The compressed air dryer is creating a significant pressure drop -- either from clogging, icing, or being undersized for the airflow.

What you'll see

Pressure before the dryer is good, pressure after the dryer is noticeably lower. The drop gets worse over time or under high flow. In refrigerant dryers, the evaporator can ice up and partially or fully block airflow. When the dryer is bypassed, system pressure meets requirements -- confirming the dryer is the restriction.
Before you assume this is the problem

See all causes of pressure drop →

How to diagnose

  1. Measure pressure before and after the dryer

    Check the pressure drop across the dryer during loaded operation. A properly sized dryer in good condition should have minimal drop (0.1-0.3 bar).

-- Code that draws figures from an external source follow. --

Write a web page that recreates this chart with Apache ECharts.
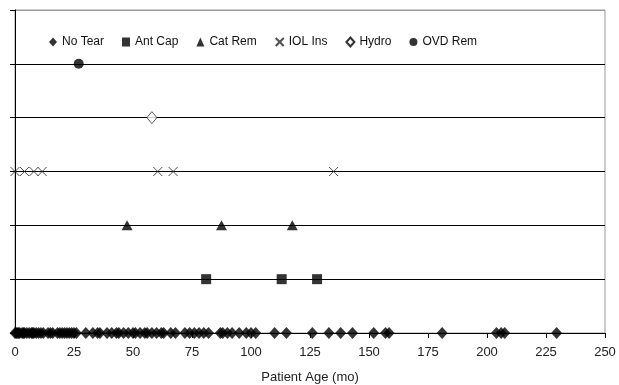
<!DOCTYPE html>
<html>
<head>
<meta charset="utf-8">
<title>demo</title>
<script src="https://cdn.jsdelivr.net/npm/echarts@6/dist/echarts.min.js"></script>
<style>
html, body { margin: 0; padding: 0; background: #fff; }
#echarts { width: 619px; height: 385px; }
</style>
</head>
<body>
<div id="echarts"></div>
<script>
// patient ages (months) for each outcome row
var noTear = [0, 0.5, 1, 1.5, 2, 3, 3.5, 4, 5, 6, 7, 7.5, 8, 9, 10, 11, 12,
    14, 15, 16, 18, 19, 20, 21, 22, 23, 24, 25, 26, 30,
    33, 35, 36, 39, 41, 43, 44, 46, 48, 50, 51, 53, 55, 56, 58, 60, 62, 63, 66, 68,
    72, 74, 76, 78, 80, 82, 87, 88, 90, 92, 95, 98, 100, 102,
    110, 115, 126, 133, 138, 143, 152, 157, 158.5, 181, 204, 206, 207.5, 229.5];
var antCap = [81, 113, 128];
var catRem = [47.5, 87.5, 117.5];
var iolIns = [0, 4, 8, 11.5, 60.5, 67, 135];
var hydro = [58];
var ovdRem = [27];

var names = ['No Tear', 'Ant Cap', 'Cat Rem', 'IOL Ins', 'Hydro', 'OVD Rem'];
var xTicks = [0, 25, 50, 75, 100, 125, 150, 175, 200, 225, 250];

function row(list, level) {
    var out = [];
    for (var i = 0; i < list.length; i++) {
        out.push([list[i], level]);
    }
    return out;
}

var myChart = echarts.init(document.getElementById('echarts'));
var option = {
    animation: false,
    textStyle: { fontFamily: 'Liberation Sans, Arial, sans-serif' },
    grid: {
        left: 15, right: 14, top: 10, bottom: 52,
        outerBoundsMode: 'none',
        containLabel: false,
        show: true, borderColor: '#999', borderWidth: 1
    },
    legend: {
        data: names,
        left: 44, top: 31,
        itemWidth: 8, itemHeight: 9, itemGap: 18,
        textStyle: { fontSize: 12, color: '#111' }
    },
    xAxis: {
        type: 'value',
        min: xTicks[0], max: xTicks[xTicks.length - 1], interval: 25,
        name: 'Patient Age (mo)',
        nameLocation: 'middle',
        nameGap: 38,
        nameTextStyle: { fontSize: 13, color: '#222' },
        axisLine: { lineStyle: { color: '#000' } },
        axisTick: { show: true, length: 5, lineStyle: { color: '#000' } },
        axisLabel: { fontSize: 13, color: '#222', margin: 13 },
        splitLine: { show: false }
    },
    yAxis: {
        type: 'value',
        min: 0, max: 6, interval: 1,
        axisLine: { show: true, lineStyle: { color: '#000' } },
        axisTick: { show: true, length: 5, lineStyle: { color: '#000' } },
        axisLabel: { show: false },
        splitLine: { show: true, lineStyle: { color: ['#000', '#000', '#000', '#000', '#000', '#000', '#999'], width: 1 } }
    },
    series: [
        { name: 'No Tear', type: 'scatter', symbol: 'diamond', symbolSize: [11, 12],
          itemStyle: { color: '#000' }, data: row(noTear, 0) },
        { name: 'Ant Cap', type: 'scatter', symbol: 'rect', symbolSize: 10,
          itemStyle: { color: '#000' }, data: row(antCap, 1) },
        { name: 'Cat Rem', type: 'scatter', symbol: 'triangle', symbolSize: [11, 10],
          itemStyle: { color: '#000' }, data: row(catRem, 2) },
        { name: 'IOL Ins', type: 'scatter', symbol: 'path://M0,0L10,10M10,0L0,10', symbolSize: 9,
          itemStyle: { color: 'transparent', borderColor: '#222', borderWidth: 1 }, data: row(iolIns, 3) },
        { name: 'Hydro', type: 'scatter', symbol: 'diamond', symbolSize: [10, 12],
          itemStyle: { color: '#fff', borderColor: '#000', borderWidth: 0.8 }, data: row(hydro, 4) },
        { name: 'OVD Rem', type: 'scatter', symbol: 'circle', symbolSize: 10,
          itemStyle: { color: '#000' }, data: row(ovdRem, 5) }
    ]
};
myChart.setOption(option);
</script>
</body>
</html>
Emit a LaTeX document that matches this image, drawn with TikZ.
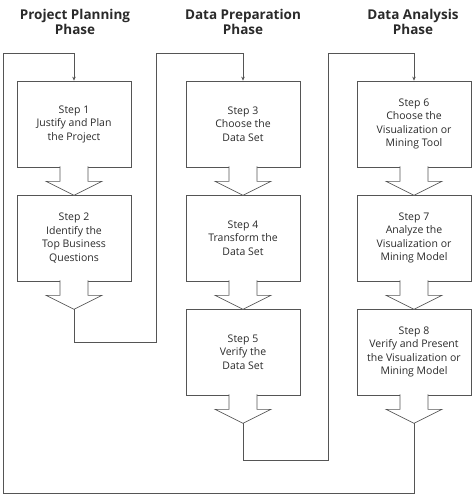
\documentclass[tikz,border=0pt]{standalone}
\usepackage{fontspec}
\setmainfont{Open Sans}
\usetikzlibrary{calc,arrows.meta}
\definecolor{ln}{HTML}{555555}
\definecolor{tx}{HTML}{2A2A2A}
\begin{document}
\begin{tikzpicture}[x=1pt,y=-1pt,
  stepbox/.style={draw=ln,line width=0.7pt,minimum width=114pt,minimum height=86pt,
    inner sep=0pt,align=center,text=tx,font=\fontsize{10.5}{13.5}\selectfont},
  title/.style={align=center,text=tx,font=\bfseries\fontsize{13.5}{15}\selectfont},
  bigarrow/.style={draw=ln,fill=white,line width=0.7pt,line join=miter},
  loop/.style={draw=ln,line width=0.7pt,-{Stealth[length=4pt,width=3.5pt]}}]
\useasboundingbox (0,0) rectangle (474,498);
\node[title] (h1) at (75,21.5) {Project Planning\\Phase};
\node[title] (h2) at (243,21.5) {Data Preparation\\Phase};
\node[title] (h3) at (413,21.5) {Data Analysis\\Phase};
\node[stepbox] (s1) at (74,124) {Step 1\\Justify and Plan\\the Project};
\node[stepbox] (s2) at (74,238) {Step 2\\Identify the\\Top Business\\Questions};
\node[stepbox] (s3) at (243,124) {Step 3\\Choose the\\Data Set};
\node[stepbox] (s4) at (243,238) {Step 4\\Transform the\\Data Set};
\node[stepbox] (s5) at (243,352) {Step 5\\Verify the\\Data Set};
\node[stepbox] (s6) at (414,124) {Step 6\\Choose the\\Visualization or\\Mining Tool};
\node[stepbox] (s7) at (414,238) {Step 7\\Analyze the\\Visualization or\\Mining Model};
\node[stepbox] (s8) at (414,352) {Step 8\\Verify and Present\\the Visualization or\\Mining Model};
\foreach \n in {1,2,3,4,5,6,7,8}{
  \coordinate (t\n) at ($(s\n.south)+(0,28)$);
  \path[bigarrow] ($(s\n.south)+(-14,-1)$) -- ++(0,15) -- ++(-14,0) -- (t\n)
     -- ($(s\n.south)+(28,14)$) -- ++(-14,0) -- ++(0,-15);
}
\coordinate (a1) at (3,53);
\coordinate (a2) at (3,493);
\coordinate (b1) at (156,53);
\coordinate (b2) at (156,342);
\coordinate (c1) at (328,53);
\coordinate (c2) at (328,460);
\draw[loop] (t8) |- (a2) -- (a1) -| (s1.north);
\draw[loop] (t2) |- (b2) -- (b1) -| (s3.north);
\draw[loop] (t5) |- (c2) -- (c1) -| (s6.north);
\end{tikzpicture}
\end{document}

More than 0.5 bar indicates a problem.

    Result: High drop across dryer = restriction.
  2. Bypass test

    If your installation has a bypass valve, open it and close the dryer valves. If system pressure normalizes, the dryer is confirmed as the restriction.

    Result: Pressure normal on bypass = dryer is the problem.

How to fix it

  1. Service or replace the dryer

    Check for iced evaporator (hot gas bypass valve failure), clogged internal filters, or an undersized dryer. Service as needed. If the dryer is simply too small for the airflow, replace it with a larger one -- one size up is a good practice.

Common mistakes

Running on bypass permanently 'because the dryer causes pressure drop' means you now have water in the air. Fix or replace the dryer properly.

Parts & tools

Dryer service parts. Possibly a larger replacement dryer.